Stored data:
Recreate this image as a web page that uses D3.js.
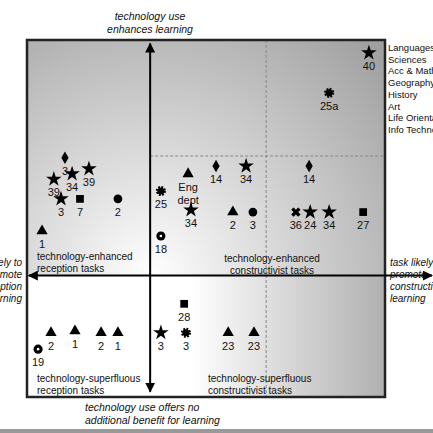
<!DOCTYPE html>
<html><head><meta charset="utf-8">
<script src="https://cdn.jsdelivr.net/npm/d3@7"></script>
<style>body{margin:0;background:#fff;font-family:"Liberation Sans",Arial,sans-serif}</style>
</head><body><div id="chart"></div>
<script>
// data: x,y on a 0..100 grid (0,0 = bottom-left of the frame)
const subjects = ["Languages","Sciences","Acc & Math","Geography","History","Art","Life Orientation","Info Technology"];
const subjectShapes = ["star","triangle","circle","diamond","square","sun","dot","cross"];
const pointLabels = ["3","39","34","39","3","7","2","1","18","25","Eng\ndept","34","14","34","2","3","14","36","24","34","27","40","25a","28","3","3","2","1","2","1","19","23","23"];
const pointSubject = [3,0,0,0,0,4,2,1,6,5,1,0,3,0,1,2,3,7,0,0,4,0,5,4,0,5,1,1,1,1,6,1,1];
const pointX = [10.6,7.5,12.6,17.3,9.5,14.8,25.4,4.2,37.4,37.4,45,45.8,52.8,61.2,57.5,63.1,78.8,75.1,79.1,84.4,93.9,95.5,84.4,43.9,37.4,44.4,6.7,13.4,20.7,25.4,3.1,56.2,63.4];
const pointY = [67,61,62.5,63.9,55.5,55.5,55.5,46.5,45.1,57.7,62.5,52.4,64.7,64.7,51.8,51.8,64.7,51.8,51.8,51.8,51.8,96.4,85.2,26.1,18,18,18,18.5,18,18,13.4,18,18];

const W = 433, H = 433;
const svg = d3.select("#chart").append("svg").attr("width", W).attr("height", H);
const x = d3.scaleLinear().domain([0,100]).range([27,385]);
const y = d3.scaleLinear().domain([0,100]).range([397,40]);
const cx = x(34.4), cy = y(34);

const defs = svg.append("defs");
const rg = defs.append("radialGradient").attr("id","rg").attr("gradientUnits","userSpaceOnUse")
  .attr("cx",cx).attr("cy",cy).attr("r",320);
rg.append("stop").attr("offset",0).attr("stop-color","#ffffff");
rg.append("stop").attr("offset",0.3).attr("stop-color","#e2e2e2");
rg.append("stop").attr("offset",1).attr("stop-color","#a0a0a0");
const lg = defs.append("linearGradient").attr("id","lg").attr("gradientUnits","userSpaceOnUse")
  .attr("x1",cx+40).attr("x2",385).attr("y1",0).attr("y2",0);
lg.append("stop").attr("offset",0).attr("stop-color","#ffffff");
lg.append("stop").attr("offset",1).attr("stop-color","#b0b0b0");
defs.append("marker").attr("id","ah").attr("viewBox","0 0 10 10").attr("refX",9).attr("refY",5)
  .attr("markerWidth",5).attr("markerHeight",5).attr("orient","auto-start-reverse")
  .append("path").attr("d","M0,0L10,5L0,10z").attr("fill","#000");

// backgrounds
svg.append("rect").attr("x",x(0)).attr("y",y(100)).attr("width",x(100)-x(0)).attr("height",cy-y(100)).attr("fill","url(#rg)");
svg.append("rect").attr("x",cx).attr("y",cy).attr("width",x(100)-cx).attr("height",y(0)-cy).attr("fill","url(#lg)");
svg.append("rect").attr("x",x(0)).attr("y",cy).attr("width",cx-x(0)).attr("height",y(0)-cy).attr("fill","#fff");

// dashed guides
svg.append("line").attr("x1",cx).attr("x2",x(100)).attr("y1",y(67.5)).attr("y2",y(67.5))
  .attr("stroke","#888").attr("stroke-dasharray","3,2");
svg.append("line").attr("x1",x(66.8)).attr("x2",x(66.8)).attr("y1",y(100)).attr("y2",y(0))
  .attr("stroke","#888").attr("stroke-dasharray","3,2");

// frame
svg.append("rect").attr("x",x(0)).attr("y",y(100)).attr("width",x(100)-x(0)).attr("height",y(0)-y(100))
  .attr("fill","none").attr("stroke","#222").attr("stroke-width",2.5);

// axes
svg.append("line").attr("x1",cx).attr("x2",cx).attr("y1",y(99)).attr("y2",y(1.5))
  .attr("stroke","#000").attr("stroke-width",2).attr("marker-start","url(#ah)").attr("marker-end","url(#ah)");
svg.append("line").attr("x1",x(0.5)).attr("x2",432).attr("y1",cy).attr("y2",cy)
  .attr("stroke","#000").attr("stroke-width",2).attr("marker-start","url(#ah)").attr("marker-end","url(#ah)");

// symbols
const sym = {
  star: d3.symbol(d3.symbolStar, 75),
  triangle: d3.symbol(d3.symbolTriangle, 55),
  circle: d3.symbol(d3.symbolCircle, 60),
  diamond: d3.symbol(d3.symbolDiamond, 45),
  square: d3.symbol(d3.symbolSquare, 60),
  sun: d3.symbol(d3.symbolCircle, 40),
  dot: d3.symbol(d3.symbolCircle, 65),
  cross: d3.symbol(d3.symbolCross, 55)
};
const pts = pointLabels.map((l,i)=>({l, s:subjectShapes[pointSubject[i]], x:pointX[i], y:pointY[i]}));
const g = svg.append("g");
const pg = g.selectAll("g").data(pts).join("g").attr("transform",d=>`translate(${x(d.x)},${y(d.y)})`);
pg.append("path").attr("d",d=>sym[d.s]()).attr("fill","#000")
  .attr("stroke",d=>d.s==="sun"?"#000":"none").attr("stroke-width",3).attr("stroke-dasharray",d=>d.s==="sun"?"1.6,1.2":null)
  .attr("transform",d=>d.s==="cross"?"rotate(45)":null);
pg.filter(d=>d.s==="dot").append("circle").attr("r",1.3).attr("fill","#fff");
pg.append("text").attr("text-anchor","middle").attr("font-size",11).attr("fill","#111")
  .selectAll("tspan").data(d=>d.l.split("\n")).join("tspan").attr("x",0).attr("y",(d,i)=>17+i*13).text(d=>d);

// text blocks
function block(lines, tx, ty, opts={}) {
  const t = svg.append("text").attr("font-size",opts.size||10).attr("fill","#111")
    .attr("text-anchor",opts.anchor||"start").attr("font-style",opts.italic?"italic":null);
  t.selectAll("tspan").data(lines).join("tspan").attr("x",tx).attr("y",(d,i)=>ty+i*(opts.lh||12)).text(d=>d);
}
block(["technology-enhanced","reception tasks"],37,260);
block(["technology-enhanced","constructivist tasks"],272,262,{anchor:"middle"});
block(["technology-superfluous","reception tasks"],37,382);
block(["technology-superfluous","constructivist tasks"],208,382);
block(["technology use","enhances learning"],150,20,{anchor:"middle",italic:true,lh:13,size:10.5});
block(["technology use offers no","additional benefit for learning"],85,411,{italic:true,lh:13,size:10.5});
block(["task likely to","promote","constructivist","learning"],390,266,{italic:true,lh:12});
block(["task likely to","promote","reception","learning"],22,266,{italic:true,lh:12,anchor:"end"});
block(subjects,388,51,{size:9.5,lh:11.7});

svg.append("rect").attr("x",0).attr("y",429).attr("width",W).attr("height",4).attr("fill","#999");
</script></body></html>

Exercise: Write out again every line above exactly as given; the pictures do not belong in the copy.

Result for this exercise:
Recreate this image as a web page that uses D3.js.
<!DOCTYPE html>
<html><head><meta charset="utf-8">
<script src="https://cdn.jsdelivr.net/npm/d3@7"></script>
<style>body{margin:0;background:#fff;font-family:"Liberation Sans",Arial,sans-serif}</style>
</head><body><div id="chart"></div>
<script>
// data: x,y on a 0..100 grid (0,0 = bottom-left of the frame)
const subjects = ["Languages","Sciences","Acc & Math","Geography","History","Art","Life Orientation","Info Technology"];
const subjectShapes = ["star","triangle","circle","diamond","square","sun","dot","cross"];
const pointLabels = ["3","39","34","39","3","7","2","1","18","25","Eng\ndept","34","14","34","2","3","14","36","24","34","27","40","25a","28","3","3","2","1","2","1","19","23","23"];
const pointSubject = [3,0,0,0,0,4,2,1,6,5,1,0,3,0,1,2,3,7,0,0,4,0,5,4,0,5,1,1,1,1,6,1,1];
const pointX = [10.6,7.5,12.6,17.3,9.5,14.8,25.4,4.2,37.4,37.4,45,45.8,52.8,61.2,57.5,63.1,78.8,75.1,79.1,84.4,93.9,95.5,84.4,43.9,37.4,44.4,6.7,13.4,20.7,25.4,3.1,56.2,63.4];
const pointY = [67,61,62.5,63.9,55.5,55.5,55.5,46.5,45.1,57.7,62.5,52.4,64.7,64.7,51.8,51.8,64.7,51.8,51.8,51.8,51.8,96.4,85.2,26.1,18,18,18,18.5,18,18,13.4,18,18];

const W = 433, H = 433;
const svg = d3.select("#chart").append("svg").attr("width", W).attr("height", H);
const x = d3.scaleLinear().domain([0,100]).range([27,385]);
const y = d3.scaleLinear().domain([0,100]).range([397,40]);
const cx = x(34.4), cy = y(34);

const defs = svg.append("defs");
const rg = defs.append("radialGradient").attr("id","rg").attr("gradientUnits","userSpaceOnUse")
  .attr("cx",cx).attr("cy",cy).attr("r",320);
rg.append("stop").attr("offset",0).attr("stop-color","#ffffff");
rg.append("stop").attr("offset",0.3).attr("stop-color","#e2e2e2");
rg.append("stop").attr("offset",1).attr("stop-color","#a0a0a0");
const lg = defs.append("linearGradient").attr("id","lg").attr("gradientUnits","userSpaceOnUse")
  .attr("x1",cx+40).attr("x2",385).attr("y1",0).attr("y2",0);
lg.append("stop").attr("offset",0).attr("stop-color","#ffffff");
lg.append("stop").attr("offset",1).attr("stop-color","#b0b0b0");
defs.append("marker").attr("id","ah").attr("viewBox","0 0 10 10").attr("refX",9).attr("refY",5)
  .attr("markerWidth",5).attr("markerHeight",5).attr("orient","auto-start-reverse")
  .append("path").attr("d","M0,0L10,5L0,10z").attr("fill","#000");

// backgrounds
svg.append("rect").attr("x",x(0)).attr("y",y(100)).attr("width",x(100)-x(0)).attr("height",cy-y(100)).attr("fill","url(#rg)");
svg.append("rect").attr("x",cx).attr("y",cy).attr("width",x(100)-cx).attr("height",y(0)-cy).attr("fill","url(#lg)");
svg.append("rect").attr("x",x(0)).attr("y",cy).attr("width",cx-x(0)).attr("height",y(0)-cy).attr("fill","#fff");

// dashed guides
svg.append("line").attr("x1",cx).attr("x2",x(100)).attr("y1",y(67.5)).attr("y2",y(67.5))
  .attr("stroke","#888").attr("stroke-dasharray","3,2");
svg.append("line").attr("x1",x(66.8)).attr("x2",x(66.8)).attr("y1",y(100)).attr("y2",y(0))
  .attr("stroke","#888").attr("stroke-dasharray","3,2");

// frame
svg.append("rect").attr("x",x(0)).attr("y",y(100)).attr("width",x(100)-x(0)).attr("height",y(0)-y(100))
  .attr("fill","none").attr("stroke","#222").attr("stroke-width",2.5);

// axes
svg.append("line").attr("x1",cx).attr("x2",cx).attr("y1",y(99)).attr("y2",y(1.5))
  .attr("stroke","#000").attr("stroke-width",2).attr("marker-start","url(#ah)").attr("marker-end","url(#ah)");
svg.append("line").attr("x1",x(0.5)).attr("x2",432).attr("y1",cy).attr("y2",cy)
  .attr("stroke","#000").attr("stroke-width",2).attr("marker-start","url(#ah)").attr("marker-end","url(#ah)");

// symbols
const sym = {
  star: d3.symbol(d3.symbolStar, 75),
  triangle: d3.symbol(d3.symbolTriangle, 55),
  circle: d3.symbol(d3.symbolCircle, 60),
  diamond: d3.symbol(d3.symbolDiamond, 45),
  square: d3.symbol(d3.symbolSquare, 60),
  sun: d3.symbol(d3.symbolCircle, 40),
  dot: d3.symbol(d3.symbolCircle, 65),
  cross: d3.symbol(d3.symbolCross, 55)
};
const pts = pointLabels.map((l,i)=>({l, s:subjectShapes[pointSubject[i]], x:pointX[i], y:pointY[i]}));
const g = svg.append("g");
const pg = g.selectAll("g").data(pts).join("g").attr("transform",d=>`translate(${x(d.x)},${y(d.y)})`);
pg.append("path").attr("d",d=>sym[d.s]()).attr("fill","#000")
  .attr("stroke",d=>d.s==="sun"?"#000":"none").attr("stroke-width",3).attr("stroke-dasharray",d=>d.s==="sun"?"1.6,1.2":null)
  .attr("transform",d=>d.s==="cross"?"rotate(45)":null);
pg.filter(d=>d.s==="dot").append("circle").attr("r",1.3).attr("fill","#fff");
pg.append("text").attr("text-anchor","middle").attr("font-size",11).attr("fill","#111")
  .selectAll("tspan").data(d=>d.l.split("\n")).join("tspan").attr("x",0).attr("y",(d,i)=>17+i*13).text(d=>d);

// text blocks
function block(lines, tx, ty, opts={}) {
  const t = svg.append("text").attr("font-size",opts.size||10).attr("fill","#111")
    .attr("text-anchor",opts.anchor||"start").attr("font-style",opts.italic?"italic":null);
  t.selectAll("tspan").data(lines).join("tspan").attr("x",tx).attr("y",(d,i)=>ty+i*(opts.lh||12)).text(d=>d);
}
block(["technology-enhanced","reception tasks"],37,260);
block(["technology-enhanced","constructivist tasks"],272,262,{anchor:"middle"});
block(["technology-superfluous","reception tasks"],37,382);
block(["technology-superfluous","constructivist tasks"],208,382);
block(["technology use","enhances learning"],150,20,{anchor:"middle",italic:true,lh:13,size:10.5});
block(["technology use offers no","additional benefit for learning"],85,411,{italic:true,lh:13,size:10.5});
block(["task likely to","promote","constructivist","learning"],390,266,{italic:true,lh:12});
block(["task likely to","promote","reception","learning"],22,266,{italic:true,lh:12,anchor:"end"});
block(subjects,388,51,{size:9.5,lh:11.7});

svg.append("rect").attr("x",0).attr("y",429).attr("width",W).attr("height",4).attr("fill","#999");
</script></body></html>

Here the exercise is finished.